'''

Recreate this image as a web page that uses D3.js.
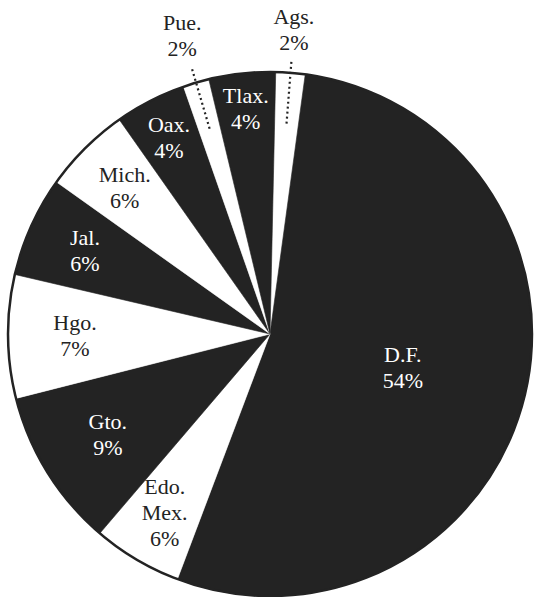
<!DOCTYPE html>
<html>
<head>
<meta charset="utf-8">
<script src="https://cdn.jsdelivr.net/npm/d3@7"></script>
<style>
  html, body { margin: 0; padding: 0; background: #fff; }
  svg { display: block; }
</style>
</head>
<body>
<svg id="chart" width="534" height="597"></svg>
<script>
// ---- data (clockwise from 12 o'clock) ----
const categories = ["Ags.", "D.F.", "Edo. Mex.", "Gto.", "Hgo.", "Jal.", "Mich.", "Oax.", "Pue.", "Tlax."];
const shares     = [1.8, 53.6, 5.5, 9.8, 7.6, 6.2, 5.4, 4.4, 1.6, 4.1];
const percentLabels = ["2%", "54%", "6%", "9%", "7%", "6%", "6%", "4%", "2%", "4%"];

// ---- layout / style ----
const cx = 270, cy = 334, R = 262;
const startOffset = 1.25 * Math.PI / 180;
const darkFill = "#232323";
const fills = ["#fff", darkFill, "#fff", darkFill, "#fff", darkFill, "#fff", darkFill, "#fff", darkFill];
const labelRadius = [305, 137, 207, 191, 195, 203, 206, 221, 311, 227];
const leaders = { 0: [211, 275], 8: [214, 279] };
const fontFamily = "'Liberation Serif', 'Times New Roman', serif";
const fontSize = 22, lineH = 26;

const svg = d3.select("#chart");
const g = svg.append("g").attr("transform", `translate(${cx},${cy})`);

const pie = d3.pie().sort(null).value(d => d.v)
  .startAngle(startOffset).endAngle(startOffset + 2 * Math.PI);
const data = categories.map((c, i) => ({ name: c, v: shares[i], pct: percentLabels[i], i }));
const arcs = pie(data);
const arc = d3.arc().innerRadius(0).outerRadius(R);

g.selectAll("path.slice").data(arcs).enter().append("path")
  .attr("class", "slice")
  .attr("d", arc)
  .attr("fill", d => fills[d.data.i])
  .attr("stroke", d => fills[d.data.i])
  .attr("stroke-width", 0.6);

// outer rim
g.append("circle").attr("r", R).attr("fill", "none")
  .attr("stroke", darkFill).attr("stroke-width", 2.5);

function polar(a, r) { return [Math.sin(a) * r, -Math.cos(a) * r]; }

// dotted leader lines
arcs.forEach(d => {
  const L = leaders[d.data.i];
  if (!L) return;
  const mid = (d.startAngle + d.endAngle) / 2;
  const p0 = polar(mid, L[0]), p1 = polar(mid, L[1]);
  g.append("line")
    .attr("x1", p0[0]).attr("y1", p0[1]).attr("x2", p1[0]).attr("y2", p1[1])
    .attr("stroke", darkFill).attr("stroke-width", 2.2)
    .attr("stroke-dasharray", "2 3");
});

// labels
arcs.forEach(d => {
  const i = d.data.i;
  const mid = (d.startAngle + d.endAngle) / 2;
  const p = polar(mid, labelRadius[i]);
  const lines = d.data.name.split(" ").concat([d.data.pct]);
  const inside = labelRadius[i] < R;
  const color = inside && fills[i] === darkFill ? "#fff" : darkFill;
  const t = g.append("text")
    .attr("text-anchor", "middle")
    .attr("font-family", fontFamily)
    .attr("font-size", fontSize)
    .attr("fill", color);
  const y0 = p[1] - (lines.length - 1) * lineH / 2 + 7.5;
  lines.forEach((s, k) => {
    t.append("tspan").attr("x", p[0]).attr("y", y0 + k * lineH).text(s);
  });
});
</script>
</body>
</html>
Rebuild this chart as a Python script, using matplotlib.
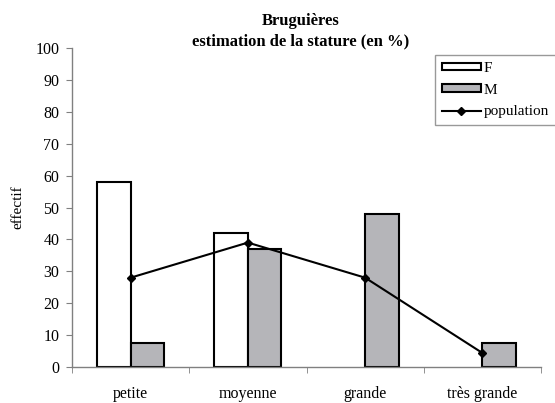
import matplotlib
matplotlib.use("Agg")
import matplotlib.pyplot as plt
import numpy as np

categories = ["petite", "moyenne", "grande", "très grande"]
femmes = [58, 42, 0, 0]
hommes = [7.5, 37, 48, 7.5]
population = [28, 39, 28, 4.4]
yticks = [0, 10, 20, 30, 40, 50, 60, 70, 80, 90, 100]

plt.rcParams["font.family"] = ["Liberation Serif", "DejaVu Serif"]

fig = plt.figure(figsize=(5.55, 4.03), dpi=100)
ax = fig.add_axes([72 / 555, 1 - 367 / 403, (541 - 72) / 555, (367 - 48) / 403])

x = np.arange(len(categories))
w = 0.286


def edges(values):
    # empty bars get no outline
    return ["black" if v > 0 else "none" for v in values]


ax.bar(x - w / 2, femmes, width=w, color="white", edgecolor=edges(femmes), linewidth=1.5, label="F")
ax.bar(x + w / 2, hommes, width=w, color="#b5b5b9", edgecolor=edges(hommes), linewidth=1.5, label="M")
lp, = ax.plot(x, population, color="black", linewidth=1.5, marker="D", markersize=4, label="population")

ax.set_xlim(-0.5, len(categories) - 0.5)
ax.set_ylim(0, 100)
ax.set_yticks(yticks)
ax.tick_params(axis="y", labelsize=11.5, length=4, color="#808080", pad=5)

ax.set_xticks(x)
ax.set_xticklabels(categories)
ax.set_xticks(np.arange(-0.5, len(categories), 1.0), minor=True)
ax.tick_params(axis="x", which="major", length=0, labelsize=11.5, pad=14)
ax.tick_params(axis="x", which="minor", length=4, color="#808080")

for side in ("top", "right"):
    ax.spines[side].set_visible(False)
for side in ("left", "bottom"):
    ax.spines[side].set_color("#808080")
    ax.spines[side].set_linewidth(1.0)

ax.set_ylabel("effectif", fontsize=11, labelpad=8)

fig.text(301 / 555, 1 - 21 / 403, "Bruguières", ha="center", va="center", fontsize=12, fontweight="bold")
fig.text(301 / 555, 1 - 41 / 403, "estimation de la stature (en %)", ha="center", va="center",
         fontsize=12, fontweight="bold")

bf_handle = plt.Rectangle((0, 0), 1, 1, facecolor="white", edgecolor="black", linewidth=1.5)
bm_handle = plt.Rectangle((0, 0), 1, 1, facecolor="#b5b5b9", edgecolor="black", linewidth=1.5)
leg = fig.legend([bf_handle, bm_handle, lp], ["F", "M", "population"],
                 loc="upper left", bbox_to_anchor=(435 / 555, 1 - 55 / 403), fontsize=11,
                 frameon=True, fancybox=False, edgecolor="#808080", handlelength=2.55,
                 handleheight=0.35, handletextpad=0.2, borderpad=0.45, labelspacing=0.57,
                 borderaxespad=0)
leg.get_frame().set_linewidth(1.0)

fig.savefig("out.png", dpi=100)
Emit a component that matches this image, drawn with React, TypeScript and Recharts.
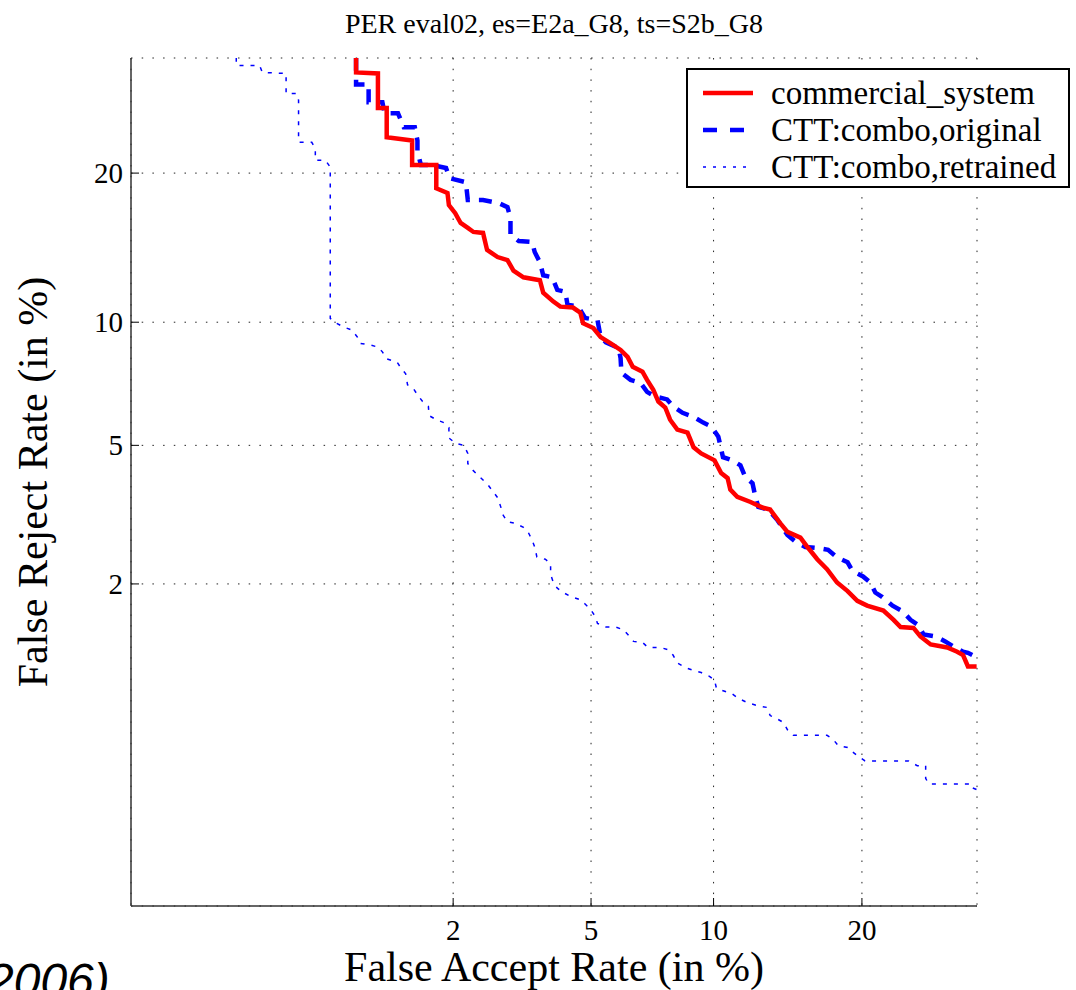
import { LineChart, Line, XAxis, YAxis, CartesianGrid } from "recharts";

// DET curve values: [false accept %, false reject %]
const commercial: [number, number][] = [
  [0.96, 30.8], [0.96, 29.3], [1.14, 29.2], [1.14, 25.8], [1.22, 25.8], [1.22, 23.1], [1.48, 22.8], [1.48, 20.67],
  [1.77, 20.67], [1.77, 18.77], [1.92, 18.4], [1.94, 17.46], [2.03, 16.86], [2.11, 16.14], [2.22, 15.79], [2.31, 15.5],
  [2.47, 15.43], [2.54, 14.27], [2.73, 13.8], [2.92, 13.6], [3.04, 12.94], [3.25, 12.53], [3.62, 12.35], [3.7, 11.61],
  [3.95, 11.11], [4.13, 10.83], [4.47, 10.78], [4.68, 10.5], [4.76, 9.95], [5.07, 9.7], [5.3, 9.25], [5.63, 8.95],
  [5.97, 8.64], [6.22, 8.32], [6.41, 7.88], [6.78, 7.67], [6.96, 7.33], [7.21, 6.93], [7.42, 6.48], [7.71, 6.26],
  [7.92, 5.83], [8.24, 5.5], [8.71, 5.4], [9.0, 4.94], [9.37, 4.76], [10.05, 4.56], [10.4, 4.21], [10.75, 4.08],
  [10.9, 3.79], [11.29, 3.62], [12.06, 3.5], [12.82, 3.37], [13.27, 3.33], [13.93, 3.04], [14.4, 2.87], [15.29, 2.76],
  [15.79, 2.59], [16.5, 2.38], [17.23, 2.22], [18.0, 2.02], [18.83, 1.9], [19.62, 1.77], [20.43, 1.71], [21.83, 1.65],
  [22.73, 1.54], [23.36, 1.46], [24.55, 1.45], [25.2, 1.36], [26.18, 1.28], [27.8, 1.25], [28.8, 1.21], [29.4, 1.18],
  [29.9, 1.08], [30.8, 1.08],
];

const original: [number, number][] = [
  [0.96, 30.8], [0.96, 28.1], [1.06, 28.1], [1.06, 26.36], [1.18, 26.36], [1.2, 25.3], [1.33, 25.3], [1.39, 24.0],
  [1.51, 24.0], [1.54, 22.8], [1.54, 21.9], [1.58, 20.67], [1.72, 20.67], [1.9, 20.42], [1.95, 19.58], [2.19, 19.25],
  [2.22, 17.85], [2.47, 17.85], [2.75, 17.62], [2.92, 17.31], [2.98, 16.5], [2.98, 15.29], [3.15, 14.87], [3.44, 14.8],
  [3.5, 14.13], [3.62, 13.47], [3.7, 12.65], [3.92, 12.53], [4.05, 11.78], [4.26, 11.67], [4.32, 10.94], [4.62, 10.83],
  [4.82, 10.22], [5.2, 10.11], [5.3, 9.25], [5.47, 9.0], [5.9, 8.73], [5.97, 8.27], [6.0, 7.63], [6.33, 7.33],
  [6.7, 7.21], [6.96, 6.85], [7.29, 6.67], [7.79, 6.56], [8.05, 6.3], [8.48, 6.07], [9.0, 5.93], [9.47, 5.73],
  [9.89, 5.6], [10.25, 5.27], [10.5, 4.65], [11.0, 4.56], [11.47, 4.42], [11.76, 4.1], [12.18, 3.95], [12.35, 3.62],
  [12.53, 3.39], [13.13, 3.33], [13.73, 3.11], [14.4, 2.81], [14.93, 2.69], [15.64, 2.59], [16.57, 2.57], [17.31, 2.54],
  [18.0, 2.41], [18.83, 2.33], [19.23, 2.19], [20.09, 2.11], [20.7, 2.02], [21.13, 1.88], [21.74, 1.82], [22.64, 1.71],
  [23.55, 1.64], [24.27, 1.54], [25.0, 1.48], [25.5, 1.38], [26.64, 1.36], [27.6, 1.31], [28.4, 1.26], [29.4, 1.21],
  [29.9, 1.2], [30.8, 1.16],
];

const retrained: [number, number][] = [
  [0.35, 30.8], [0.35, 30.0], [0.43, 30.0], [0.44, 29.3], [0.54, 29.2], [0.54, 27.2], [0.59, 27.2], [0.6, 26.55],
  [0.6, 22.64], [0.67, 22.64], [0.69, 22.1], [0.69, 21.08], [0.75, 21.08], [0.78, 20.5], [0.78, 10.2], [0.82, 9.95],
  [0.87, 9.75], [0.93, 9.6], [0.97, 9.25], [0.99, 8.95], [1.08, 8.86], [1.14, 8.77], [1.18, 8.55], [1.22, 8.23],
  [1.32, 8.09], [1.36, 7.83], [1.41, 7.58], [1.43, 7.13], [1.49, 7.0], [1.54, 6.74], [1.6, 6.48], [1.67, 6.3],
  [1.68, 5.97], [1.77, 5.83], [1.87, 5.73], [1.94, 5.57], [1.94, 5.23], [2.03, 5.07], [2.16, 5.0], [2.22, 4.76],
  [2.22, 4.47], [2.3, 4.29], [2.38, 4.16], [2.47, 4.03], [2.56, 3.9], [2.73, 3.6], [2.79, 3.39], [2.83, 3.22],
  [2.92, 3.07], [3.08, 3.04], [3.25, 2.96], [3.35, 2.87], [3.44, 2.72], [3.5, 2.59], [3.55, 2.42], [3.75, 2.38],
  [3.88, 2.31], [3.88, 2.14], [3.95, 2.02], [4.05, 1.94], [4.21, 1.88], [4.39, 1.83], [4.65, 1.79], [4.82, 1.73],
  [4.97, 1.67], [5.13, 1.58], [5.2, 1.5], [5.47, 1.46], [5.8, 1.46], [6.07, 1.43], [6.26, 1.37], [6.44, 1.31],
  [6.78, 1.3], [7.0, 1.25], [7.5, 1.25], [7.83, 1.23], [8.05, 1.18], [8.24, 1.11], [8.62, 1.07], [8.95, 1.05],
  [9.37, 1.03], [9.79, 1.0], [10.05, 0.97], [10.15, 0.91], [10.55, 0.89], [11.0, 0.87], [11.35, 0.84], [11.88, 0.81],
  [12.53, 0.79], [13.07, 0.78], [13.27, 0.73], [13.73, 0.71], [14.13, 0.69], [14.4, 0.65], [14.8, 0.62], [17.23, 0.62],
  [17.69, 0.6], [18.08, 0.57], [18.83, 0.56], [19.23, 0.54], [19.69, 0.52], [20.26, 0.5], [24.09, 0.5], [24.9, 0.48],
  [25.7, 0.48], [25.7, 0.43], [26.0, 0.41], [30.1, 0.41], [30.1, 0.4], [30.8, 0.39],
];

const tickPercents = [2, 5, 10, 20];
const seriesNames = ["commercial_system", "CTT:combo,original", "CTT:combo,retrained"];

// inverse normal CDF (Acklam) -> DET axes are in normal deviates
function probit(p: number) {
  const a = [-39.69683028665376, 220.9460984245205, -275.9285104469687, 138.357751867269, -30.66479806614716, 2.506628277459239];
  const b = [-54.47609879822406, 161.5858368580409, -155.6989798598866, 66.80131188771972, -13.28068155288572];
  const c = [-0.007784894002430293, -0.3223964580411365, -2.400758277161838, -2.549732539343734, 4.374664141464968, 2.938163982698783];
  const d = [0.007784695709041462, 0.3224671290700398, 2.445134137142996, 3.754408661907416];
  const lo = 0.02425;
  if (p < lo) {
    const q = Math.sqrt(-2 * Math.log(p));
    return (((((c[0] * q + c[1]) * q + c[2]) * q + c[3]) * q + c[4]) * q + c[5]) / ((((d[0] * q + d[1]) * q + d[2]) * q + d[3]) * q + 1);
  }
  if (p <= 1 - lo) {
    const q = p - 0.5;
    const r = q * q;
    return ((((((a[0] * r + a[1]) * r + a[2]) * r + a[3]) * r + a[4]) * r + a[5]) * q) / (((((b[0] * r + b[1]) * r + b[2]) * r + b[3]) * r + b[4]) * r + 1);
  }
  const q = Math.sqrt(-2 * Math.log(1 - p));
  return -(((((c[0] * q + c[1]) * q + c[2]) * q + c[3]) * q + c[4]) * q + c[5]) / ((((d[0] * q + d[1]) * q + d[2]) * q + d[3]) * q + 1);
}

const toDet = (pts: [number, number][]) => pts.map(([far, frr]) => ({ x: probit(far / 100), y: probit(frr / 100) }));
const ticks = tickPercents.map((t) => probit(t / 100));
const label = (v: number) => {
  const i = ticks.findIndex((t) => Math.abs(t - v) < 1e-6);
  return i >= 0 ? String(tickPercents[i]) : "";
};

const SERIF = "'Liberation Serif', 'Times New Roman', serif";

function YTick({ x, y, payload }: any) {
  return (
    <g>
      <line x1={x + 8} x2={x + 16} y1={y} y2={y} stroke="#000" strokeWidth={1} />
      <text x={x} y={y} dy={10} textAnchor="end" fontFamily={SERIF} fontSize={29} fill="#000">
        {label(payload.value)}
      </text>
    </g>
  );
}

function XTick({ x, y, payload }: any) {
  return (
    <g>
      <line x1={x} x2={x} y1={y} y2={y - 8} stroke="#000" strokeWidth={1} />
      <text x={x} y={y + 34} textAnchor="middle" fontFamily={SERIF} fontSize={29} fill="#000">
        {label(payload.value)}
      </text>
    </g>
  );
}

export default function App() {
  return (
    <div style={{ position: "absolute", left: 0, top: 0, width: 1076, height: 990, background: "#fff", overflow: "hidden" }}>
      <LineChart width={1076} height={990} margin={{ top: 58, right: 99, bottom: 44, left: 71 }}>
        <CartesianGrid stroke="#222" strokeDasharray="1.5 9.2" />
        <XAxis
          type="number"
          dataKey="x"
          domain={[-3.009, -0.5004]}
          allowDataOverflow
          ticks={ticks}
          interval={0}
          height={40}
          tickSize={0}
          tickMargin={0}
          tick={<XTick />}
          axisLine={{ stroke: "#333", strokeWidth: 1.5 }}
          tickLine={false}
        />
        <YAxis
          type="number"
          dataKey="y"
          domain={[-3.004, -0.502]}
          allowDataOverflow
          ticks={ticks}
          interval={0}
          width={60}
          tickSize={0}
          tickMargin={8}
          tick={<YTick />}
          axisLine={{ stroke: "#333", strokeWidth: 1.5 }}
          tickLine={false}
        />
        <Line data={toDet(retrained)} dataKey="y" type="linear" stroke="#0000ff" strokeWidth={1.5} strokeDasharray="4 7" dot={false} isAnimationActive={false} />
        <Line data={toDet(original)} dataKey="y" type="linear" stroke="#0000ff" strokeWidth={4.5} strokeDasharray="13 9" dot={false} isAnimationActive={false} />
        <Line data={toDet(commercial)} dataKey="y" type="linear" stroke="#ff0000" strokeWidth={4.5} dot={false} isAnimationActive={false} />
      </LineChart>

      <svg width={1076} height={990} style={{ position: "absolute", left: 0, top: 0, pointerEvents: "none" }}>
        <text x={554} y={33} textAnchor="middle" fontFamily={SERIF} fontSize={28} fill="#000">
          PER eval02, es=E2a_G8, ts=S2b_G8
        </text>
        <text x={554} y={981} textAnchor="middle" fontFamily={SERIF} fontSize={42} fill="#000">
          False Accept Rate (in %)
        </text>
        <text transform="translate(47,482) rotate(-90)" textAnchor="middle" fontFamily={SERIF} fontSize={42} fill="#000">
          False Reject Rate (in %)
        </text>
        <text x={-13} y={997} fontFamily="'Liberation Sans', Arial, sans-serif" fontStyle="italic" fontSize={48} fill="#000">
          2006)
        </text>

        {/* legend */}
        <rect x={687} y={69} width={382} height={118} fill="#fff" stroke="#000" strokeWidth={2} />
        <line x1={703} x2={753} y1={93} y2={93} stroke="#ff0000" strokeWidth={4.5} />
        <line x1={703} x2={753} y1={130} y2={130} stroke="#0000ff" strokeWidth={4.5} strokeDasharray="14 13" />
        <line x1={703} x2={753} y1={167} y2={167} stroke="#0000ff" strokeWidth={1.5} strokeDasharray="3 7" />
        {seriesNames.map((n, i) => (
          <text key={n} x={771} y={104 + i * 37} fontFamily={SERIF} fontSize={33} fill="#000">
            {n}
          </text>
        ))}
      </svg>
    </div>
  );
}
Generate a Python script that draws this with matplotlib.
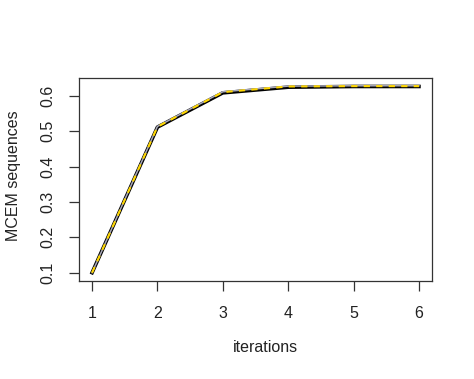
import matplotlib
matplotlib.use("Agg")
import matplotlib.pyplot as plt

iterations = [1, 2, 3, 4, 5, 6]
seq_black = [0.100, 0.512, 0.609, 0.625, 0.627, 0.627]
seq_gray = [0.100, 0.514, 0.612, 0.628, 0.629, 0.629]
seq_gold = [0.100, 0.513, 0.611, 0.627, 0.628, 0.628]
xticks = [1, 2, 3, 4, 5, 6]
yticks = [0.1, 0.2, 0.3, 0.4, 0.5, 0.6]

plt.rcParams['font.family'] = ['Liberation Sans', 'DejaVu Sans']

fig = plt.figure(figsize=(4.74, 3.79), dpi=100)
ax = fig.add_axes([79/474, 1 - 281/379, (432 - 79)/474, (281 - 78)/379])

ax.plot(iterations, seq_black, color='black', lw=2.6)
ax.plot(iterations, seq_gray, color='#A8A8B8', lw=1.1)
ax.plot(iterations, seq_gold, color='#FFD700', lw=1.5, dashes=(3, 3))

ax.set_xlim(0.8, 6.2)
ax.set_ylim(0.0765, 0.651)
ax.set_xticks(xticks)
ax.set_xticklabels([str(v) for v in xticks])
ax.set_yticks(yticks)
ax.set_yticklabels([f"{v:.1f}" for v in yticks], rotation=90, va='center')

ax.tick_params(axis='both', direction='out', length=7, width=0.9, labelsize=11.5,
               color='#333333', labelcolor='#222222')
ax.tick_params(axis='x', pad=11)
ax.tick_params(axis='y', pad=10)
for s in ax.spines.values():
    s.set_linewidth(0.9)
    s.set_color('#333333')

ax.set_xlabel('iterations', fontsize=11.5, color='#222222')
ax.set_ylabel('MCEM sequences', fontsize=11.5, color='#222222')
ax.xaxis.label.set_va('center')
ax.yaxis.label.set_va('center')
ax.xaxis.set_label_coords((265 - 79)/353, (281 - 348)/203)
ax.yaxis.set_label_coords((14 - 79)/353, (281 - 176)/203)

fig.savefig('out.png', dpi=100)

'''

Directions: Make an exact copy of the lines from the one that contains "Emit a component" through the one that contains "XAxis, YAxis, CartesianGrid", both included, and no other lines. Pictures are skipped.

Answer to the exercise:
Emit a component that matches this image, drawn with React, TypeScript and Recharts.
import { LineChart, Line, XAxis, YAxis, CartesianGrid } from "recharts";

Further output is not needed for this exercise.